Generating and Delivering the Invoice

Convert the finished invoice to PDF before sending it. A PDF preserves the formatting and prevents anyone from editing the line items or tax calculations after the fact. Most property management systems can generate the PDF automatically as part of the night-audit or checkout workflow.

Delivery options are straightforward: email the PDF to the address on file, print a copy at the front desk during checkout, or both. Automated systems often send the invoice in the early morning hours after the final night audit runs, giving the guest time to review charges before they check out. For walk-in guests or those without an email on file, a printed copy at departure is the fallback.

What Corporate Travelers Need on the Invoice

Business travelers filing expense reports have stricter documentation needs than leisure guests. The IRS requires a receipt for every lodging expense regardless of the dollar amount — there is no minimum threshold the way there is for other travel costs (where expenses under $75 can be substantiated without a receipt).4Internal Revenue Service. Publication 463 (2025), Travel, Gift, and Car Expenses That means even a one-night stay at a budget property needs a proper invoice showing the hotel name, address, dates, nightly rate, and total paid.

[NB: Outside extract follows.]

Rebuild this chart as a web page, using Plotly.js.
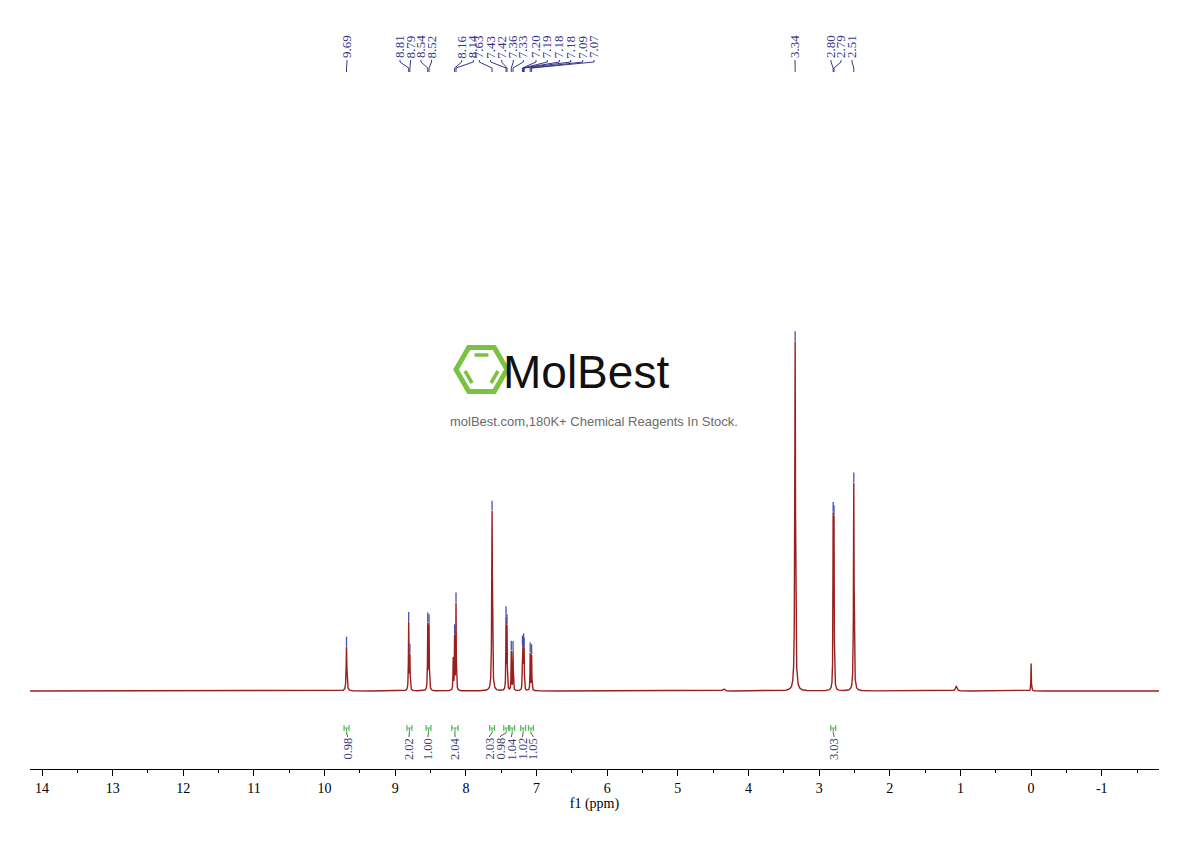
<!DOCTYPE html>
<html><head><meta charset="utf-8">
<script src="https://cdn.plot.ly/plotly-3.0.1.min.js"></script>
<style>html,body{margin:0;padding:0;background:#fff;}#chart{width:1190px;height:841px;}</style>
</head><body><div id="chart"></div>
<script>
// ---------- DATA ----------
// peaks: chemical shift (ppm), relative height (3.34 ppm = 100), line width (FWHM, ppm)
const peakPpm    = [9.690, 8.810, 8.793, 8.540, 8.522, 8.180, 8.160, 8.140, 7.630, 7.432, 7.418, 7.358, 7.333, 7.200, 7.192, 7.183, 7.176, 7.090, 7.070, 4.350, 3.340, 2.802, 2.790, 2.510, 1.060, 0.000];
const peakHeight = [12.5, 19.0, 9.5, 18.5, 18.0, 9.0, 15.0, 24.5, 51.0, 20.0, 17.5, 11.0, 11.0, 11.0, 10.0, 10.5, 10.0, 10.5, 10.0, 0.6, 99.0, 47.0, 46.0, 59.0, 1.4, 7.8];
const peakFwhm   = [0.012, 0.008, 0.008, 0.008, 0.008, 0.007, 0.007, 0.007, 0.011, 0.007, 0.007, 0.007, 0.007, 0.006, 0.006, 0.006, 0.006, 0.007, 0.007, 0.030, 0.012, 0.007, 0.007, 0.010, 0.025, 0.007];

// labelled peak picks
const pickPpm = [9.690, 8.810, 8.793, 8.540, 8.522, 8.160, 8.140, 7.630, 7.432, 7.418, 7.358, 7.333, 7.200, 7.192, 7.183, 7.176, 7.090, 7.070, 3.340, 2.802, 2.790, 2.510];
const pickText = ['9.69','8.81','8.79','8.54','8.52','8.16','8.14','7.63','7.43','7.42','7.36','7.33','7.20','7.19','7.18','7.18','7.09','7.07','3.34','2.80','2.79','2.51'];

// integrals
const intFrom  = [9.725, 8.835, 8.565, 8.200, 7.665, 7.465, 7.380, 7.225, 7.115, 2.835];
const intTo    = [9.655, 8.765, 8.495, 8.110, 7.595, 7.395, 7.310, 7.155, 7.045, 2.765];
const intValue = ['0.98','2.02','1.00','2.04','2.03','0.98','1.04','1.02','1.05','3.03'];

// axis ticks
const tickValues = [14, 13, 12, 11, 10, 9, 8, 7, 6, 5, 4, 3, 2, 1, 0, -1];
const tickLabels = ['14','13','12','11','10','9','8','7','6','5','4','3','2','1','0','-1'];

// ---------- LAYOUT HELPERS ----------
const PL = 30, PR = 1159, PT = 20, PB = 769;
const X0 = 14.17, X1 = -1.81;
const Y0 = -22.1, Y1 = 190.1;
const py = p => (PB - p) / (PB - PT);          // pixel row -> paper y
const pxp = p => (p - PL) / (PR - PL);         // pixel column -> paper x
const pxppm = p => X0 + (p - PL) / (PR - PL) * (X1 - X0); // pixel column -> ppm

// display positions of the peak labels (spread like the reference), pixel columns
const pickLabelCol = [347, 400, 410.5, 421, 431.5, 461.7, 473.3, 479.3, 490.7, 501.7, 513.3, 523.3, 536, 547.3, 559.3, 570.7, 582.7, 594, 795, 831, 841, 852];
const intLabelCol  = [347.5, 409, 428, 455, 489.5, 500.5, 511.5, 522.5, 533, 834];

// ---------- SPECTRUM ----------
function spec(x) {
  let s = 0;
  for (let i = 0; i < peakPpm.length; i++) {
    const d = (x - peakPpm[i]) / (peakFwhm[i] / 2);
    s += peakHeight[i] / (1 + d * d);
  }
  return s;
}
const xs = [], ys = [];
const N = Math.round((X0 - X1) / 0.001);
for (let k = 0; k <= N; k++) {
  const x = X0 - k * 0.001;
  xs.push(x); ys.push(spec(x));
}

const LABEL_COLOR = '#36368c';
const TICK_BLUE = '#4650b0';
const INT_GREEN = '#5cb85c';
const serif = 'Liberation Serif, DejaVu Serif, serif';

const traces = [
  { x: xs, y: ys, type: 'scatter', mode: 'lines', line: { color: '#9a1f1f', width: 1.4 }, hoverinfo: 'skip', showlegend: false },
  { x: pickPpm, y: pickPpm.map(p => spec(p) + 1.5), type: 'scatter', mode: 'markers',
    marker: { symbol: 'line-ns-open', size: 7, color: TICK_BLUE, line: { color: TICK_BLUE, width: 1.3 } }, hoverinfo: 'skip', showlegend: false }
];

const shapes = [];
const annotations = [];

// peak labels + leader lines
pickPpm.forEach((p, i) => {
  const lx = pxppm(pickLabelCol[i]);
  annotations.push({ x: lx, xref: 'x', y: py(47), yref: 'paper', text: pickText[i], textangle: -90,
    showarrow: false, xanchor: 'center', yanchor: 'middle', font: { family: serif, size: 13, color: LABEL_COLOR } });
  shapes.push({ type: 'path', xref: 'x', yref: 'paper',
    path: `M ${lx},${py(60)} L ${lx},${py(62)} L ${p},${py(68)} L ${p},${py(72)}`,
    line: { color: LABEL_COLOR, width: 1 } });
});

// integrals
intFrom.forEach((a, i) => {
  const b = intTo[i], c = (a + b) / 2;
  const lx = pxppm(intLabelCol[i]);
  shapes.push({ type: 'path', xref: 'x', yref: 'paper',
    path: `M ${a},${py(725)} L ${a},${py(731)} M ${a},${py(728)} L ${b},${py(728)} M ${b},${py(725)} L ${b},${py(731)} M ${c},${py(728)} L ${c},${py(733)}`,
    line: { color: INT_GREEN, width: 1.2 } });
  shapes.push({ type: 'path', xref: 'x', yref: 'paper',
    path: `M ${c},${py(733)} L ${lx},${py(736)} L ${lx},${py(737)}`,
    line: { color: '#555577', width: 1 } });
  annotations.push({ x: lx, xref: 'x', y: py(749), yref: 'paper', text: intValue[i], textangle: -90,
    showarrow: false, xanchor: 'center', yanchor: 'middle', font: { family: serif, size: 12.5, color: '#3d3d7a' } });
});

// watermark logo
const cx = 481.5, cy = 369.5, R = 25.5;
const hv = [0, 60, 120, 180, 240, 300].map(a => [cx + R * Math.cos(a * Math.PI / 180), cy - R * Math.sin(a * Math.PI / 180)]);
shapes.push({ type: 'path', xref: 'paper', yref: 'paper',
  path: 'M ' + hv.map(v => `${pxp(v[0])},${py(v[1])}`).join(' L ') + ' Z',
  line: { color: '#7cc242', width: 5 } });
[[474.5, 355, 488.5, 355], [465, 371, 472, 383], [498, 371, 491, 383]].forEach(s => {
  shapes.push({ type: 'line', xref: 'paper', yref: 'paper', x0: pxp(s[0]), y0: py(s[1]), x1: pxp(s[2]), y1: py(s[3]),
    line: { color: '#7cc242', width: 3.5 } });
});
annotations.push({ x: pxp(586), xref: 'paper', y: py(372), yref: 'paper', text: 'MolBest', showarrow: false,
  xanchor: 'center', yanchor: 'middle', font: { family: 'Liberation Sans, Arial, sans-serif', size: 46, color: '#111' } });
annotations.push({ x: pxp(594), xref: 'paper', y: py(421), yref: 'paper', text: 'molBest.com,180K+ Chemical Reagents In Stock.', showarrow: false,
  xanchor: 'center', yanchor: 'middle', font: { family: 'Liberation Sans, Arial, sans-serif', size: 13, color: '#6a6a6a' } });

const layout = {
  width: 1190, height: 841,
  margin: { l: PL, r: 1190 - PR, t: PT, b: 841 - PB },
  paper_bgcolor: '#fff', plot_bgcolor: '#fff',
  showlegend: false,
  xaxis: {
    range: [X0, X1], showgrid: false, zeroline: false,
    showline: true, linecolor: '#000', linewidth: 1,
    ticks: 'outside', ticklen: 6, tickcolor: '#000', tickwidth: 1,
    tickvals: tickValues, ticktext: tickLabels,
    minor: { dtick: 0.5, ticks: 'outside', ticklen: 3, tickcolor: '#000', showgrid: false },
    tickfont: { family: serif, size: 14, color: '#000' },
    title: { text: 'f1 (ppm)', font: { family: serif, size: 14, color: '#000' }, standoff: 0 }
  },
  yaxis: { range: [Y0, Y1], visible: false, showgrid: false, zeroline: false },
  shapes: shapes,
  annotations: annotations
};

Plotly.newPlot('chart', traces, layout, { staticPlot: true, displayModeBar: false });
</script></body></html>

For the invoice to be useful under an accountable reimbursement plan, it should also clearly separate the room rate from taxes, fees, and incidental charges. Many corporate travel policies reimburse lodging and meals at different rates, so an invoice that lumps a restaurant charge into the room total creates extra work for the traveler and the accounting department. Including the last four digits of the payment card and a zero-balance confirmation line makes it clear the charge was already settled.

Handling Billing Disputes After Checkout

Even a carefully prepared invoice can trigger a dispute — a minibar charge the guest denies, a double-posted room service order, or a rate that doesn’t match the confirmation email. Hotels should keep a copy of every supporting document (signed restaurant checks, minibar inventory logs, rate confirmation records) linked to the folio number so the front desk or accounting team can respond quickly.

When a guest disputes a charge through their credit card issuer instead of contacting the hotel directly, federal law sets the timeline. Under the Fair Credit Billing Act, a cardholder has sixty days from the date the statement containing the disputed charge was sent to submit a written notice to the card issuer identifying the error and the amount in question.5Office of the Law Revision Counsel. 15 USC 1666 – Correction of Billing Errors Hotels that receive a chargeback inquiry from a processor will need to produce the folio, a signed registration card or digital check-in record, and any authorization for the disputed charge. Having those documents already organized by folio number is the difference between winning and losing the dispute.

For charges the hotel agrees were incorrect, issue a revised invoice promptly. The revised version should reference the original folio number, clearly mark the corrected line items, and show the adjusted total. If a credit card surcharge was part of the original transaction, refund it proportionally along with the reversed charge.

How Long to Keep Invoice Records

Retain completed invoices, folios, and supporting transaction records for a minimum of four years. That window covers most state tax audit periods and aligns with the IRS’s general statute of limitations for examining returns. Some states require longer retention for specific record types, so check your state’s tax authority for any additional requirements. Digital storage is fine — and preferred for searchability — as long as the files are backed up and protected against unauthorized access consistent with PCI DSS requirements for stored cardholder data.